June 20, 2026

Illinois HOA Board Meeting Notice: What the Condo Act Actually Requires

The 48-Hour Question Comes Up at Almost Every Board Transition

New board members in Illinois almost always ask some version of this: do we really have to give 48 hours notice before every board meeting? And the follow-up is usually — does that include emergency meetings, or just regular ones? It's a reasonable thing to be confused about, because the answer has a few layers to it.

Here's the short version: yes, 48 hours is the baseline under Illinois law, but the full picture matters if you want to actually stay compliant.

What the Illinois Condo Act Says

Section 18(a)(9) of the Illinois Condominium Property Act requires that unit owners receive notice of board meetings at least 48 hours in advance. That notice needs to be posted in a conspicuous place in the building — typically a common area bulletin board — unless your declaration specifies a different method.

For condominiums governed by the Act, this isn't optional. Missing that window, even by a few hours, can expose your board to challenges on any votes taken at that meeting. If your association adopted rules or approved an expenditure at an improperly noticed meeting, an owner could argue those actions are void.

If your community is a homeowners association rather than a condominium, you fall under the Common Interest Community Association Act instead. That statute has similar notice requirements, so the 48-hour rule is effectively standard across most Illinois residential associations.

What Counts as Proper Notice

Posting on a bulletin board near the mailboxes is the traditional method, and it satisfies the statute for most condominiums. But a lot of associations have added email notice as a supplemental method, especially post-2020 when nobody was walking past the mail room every day.

If you want to use email as your primary notice method, you need owner consent on file — you can't just start emailing notices and assume that covers you legally. Check your declaration and rules. If they're silent on electronic notice, stick with physical posting until you formally adopt an electronic notice policy.

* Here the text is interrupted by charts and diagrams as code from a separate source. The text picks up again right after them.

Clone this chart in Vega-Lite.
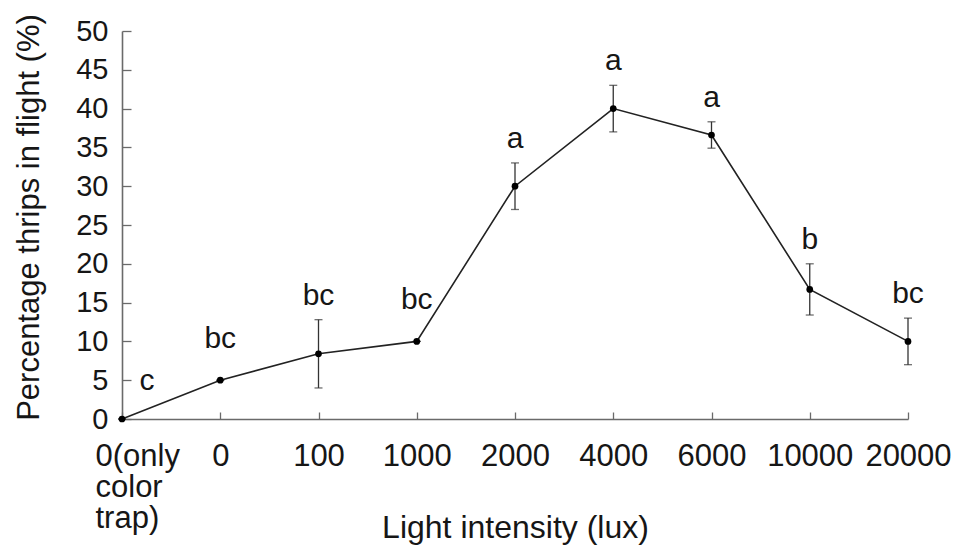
{
  "$schema": "https://vega.github.io/schema/vega-lite/v6.json",
  "width": 786,
  "height": 388,
  "autosize": {"type": "none"},
  "padding": {"left": 122, "top": 31, "right": 53, "bottom": 126},
  "background": "white",
  "config": {
    "view": {"stroke": null},
    "font": "Liberation Sans",
    "axis": {
      "labelFont": "Liberation Sans",
      "titleFont": "Liberation Sans",
      "labelColor": "#161616",
      "titleColor": "#161616",
      "titleFontWeight": "normal",
      "domainColor": "#6a6a6a",
      "tickColor": "#6a6a6a",
      "domainWidth": 1.6,
      "tickWidth": 1.3,
      "grid": false
    }
  },
  "data": {
    "values": [
      {"intensity": "0(only color trap)", "mean": 0, "se": 0, "letter": "c"},
      {"intensity": "0", "mean": 5, "se": 0, "letter": "bc"},
      {"intensity": "100", "mean": 8.4, "se": 4.4, "letter": "bc"},
      {"intensity": "1000", "mean": 10, "se": 0, "letter": "bc"},
      {"intensity": "2000", "mean": 30, "se": 3, "letter": "a"},
      {"intensity": "4000", "mean": 40, "se": 3, "letter": "a"},
      {"intensity": "6000", "mean": 36.6, "se": 1.7, "letter": "a"},
      {"intensity": "10000", "mean": 16.7, "se": 3.3, "letter": "b"},
      {"intensity": "20000", "mean": 10, "se": 3, "letter": "bc"}
    ]
  },
  "transform": [{"calculate": "datum.mean + datum.se", "as": "upper"}],
  "encoding": {
    "x": {
      "field": "intensity",
      "type": "ordinal",
      "sort": ["0(only color trap)", "0", "100", "1000", "2000", "4000", "6000", "10000", "20000"],
      "scale": {"type": "point", "padding": 0},
      "axis": {
        "title": "Light intensity (lux)",
        "titleFontSize": 32,
        "titleBaseline": "alphabetic",
        "titleY": 118,
        "labelFontSize": 31,
        "labelAngle": 0,
        "labelPadding": 29,
        "tickSize": -7,
        "labelLineHeight": 31,
        "labelBaseline": "top",
        "labelExpr": "datum.value == '0(only color trap)' ? ['0(only', 'color', 'trap)'] : datum.value",
        "labelAlign": {"condition": {"test": "datum.value == '0(only color trap)'", "value": "left"}, "value": "center"},
        "labelOffset": {"condition": {"test": "datum.value == '0(only color trap)'", "value": -27}, "value": 0}
      }
    },
    "y": {
      "field": "mean",
      "type": "quantitative",
      "scale": {"domain": [0, 50]},
      "axis": {
        "title": "Percentage thrips in flight (%)",
        "titleFontSize": 31,
        "titleBaseline": "alphabetic",
        "titleX": -84,
        "titleY": 186,
        "labelFontSize": 29,
        "labelPadding": 23,
        "tickSize": -9,
        "values": [0, 5, 10, 15, 20, 25, 30, 35, 40, 45, 50]
      }
    }
  },
  "layer": [
    {
      "mark": {"type": "errorbar", "ticks": {"size": 8, "color": "#333", "thickness": 1.3}, "rule": {"color": "#333", "strokeWidth": 1.3}},
      "encoding": {"yError": {"field": "se"}}
    },
    {
      "mark": {"type": "line", "color": "#222", "strokeWidth": 1.6},
      "encoding": {}
    },
    {
      "mark": {"type": "point", "filled": true, "color": "#000", "size": 45, "opacity": 1},
      "encoding": {}
    },
    {
      "transform": [{"filter": "datum.intensity != '0(only color trap)' && datum.intensity != '0' && datum.intensity != '1000'"}],
      "mark": {"type": "text", "fontSize": 30, "baseline": "alphabetic", "dy": -15, "color": "#161616"},
      "encoding": {"y": {"field": "upper", "type": "quantitative"}, "text": {"field": "letter"}}
    },
    {
      "transform": [{"filter": "datum.intensity == '0' || datum.intensity == '1000'"}],
      "mark": {"type": "text", "fontSize": 30, "baseline": "alphabetic", "dy": -32, "color": "#161616"},
      "encoding": {"y": {"field": "upper", "type": "quantitative"}, "text": {"field": "letter"}}
    },
    {
      "transform": [{"filter": "datum.intensity == '0(only color trap)'"}],
      "mark": {"type": "text", "fontSize": 30, "baseline": "alphabetic", "dx": 25, "dy": -29, "color": "#161616"},
      "encoding": {"y": {"field": "upper", "type": "quantitative"}, "text": {"field": "letter"}}
    }
  ]
}
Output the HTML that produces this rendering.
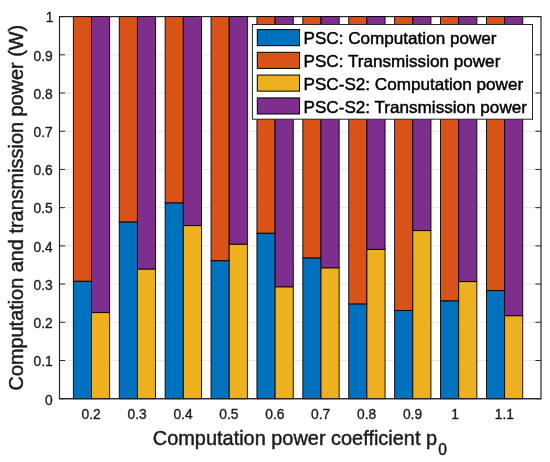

The notice itself should include the date, time, and location of the meeting. You don't need a full agenda for most board meetings under Illinois law, but it's good practice anyway. Owners have a right to attend open sessions, and a posted agenda reduces the number of people who show up confused about what's being discussed.

Who Can Attend — and Who You Can Exclude

This is where boards sometimes get themselves into trouble. Under Illinois law, unit owners have the right to attend open board meetings. That means the owner of record, not necessarily whoever lives in the unit.

Non-owners — tenants, adult children, partners who aren't on the deed — don't have a statutory right to attend board meetings in Illinois. Your declaration may grant them broader access, so read yours carefully. But if it's silent, you're generally within your rights to limit attendance to owners.

You can also exclude everyone for executive session. The Illinois Condo Act specifically allows closed sessions for topics like litigation, delinquencies of specific owners, and personnel matters. If you're discussing a collection action against unit 4B, that conversation doesn't belong in open session.

Can You Adopt Rules at an Executive Session?

No. This one trips up boards fairly often. Rulemaking requires an open meeting under Illinois law — you can't vote to adopt new rules or regulations in a closed session. Section 18.4 of the Condo Act gives the board authority to adopt rules, but that authority is meant to be exercised transparently.

The practical workflow most boards use: discuss the proposed rule in executive session if it involves sensitive background context, then bring the formal vote to an open meeting with proper 48-hour notice. Owners may have comments, and in some cases your declaration will require an owner comment period before new rules take effect.

A Common Compliance Gap Worth Checking

One thing we see pretty often — boards that have been posting notices consistently but posting them too late. If your regular meetings are on the second Tuesday of every month at 7pm, and someone posts the notice Monday afternoon, that's cutting it close or missing the window entirely depending on the exact timing.

It's worth building the notice step into whatever your board uses to manage meetings. Boardly, for instance, sends automatic reminders to post notice at the right time and keeps a record of when it went up — which matters if an owner ever challenges a vote. But whether you use software or a shared calendar with a recurring reminder, the point is to make the 48-hour step automatic rather than something someone remembers at the last minute.

Quick Reference for Illinois Boards

  • Minimum notice: 48 hours before any board meeting
  • Method: Posted in a conspicuous common area (or per your declaration)
  • Who attends open meetings: Unit owners of record
  • Non-owners/tenants: No statutory right to attend unless your declaration says otherwise
  • Executive session: Permitted for litigation, specific delinquencies, personnel — not for rulemaking
  • Adopting rules: Must happen at an open meeting

If you haven't looked at your actual declaration's notice provisions recently, now is a good time. State law sets the floor, but your governing documents can set stricter requirements — and those are the ones you're actually bound by.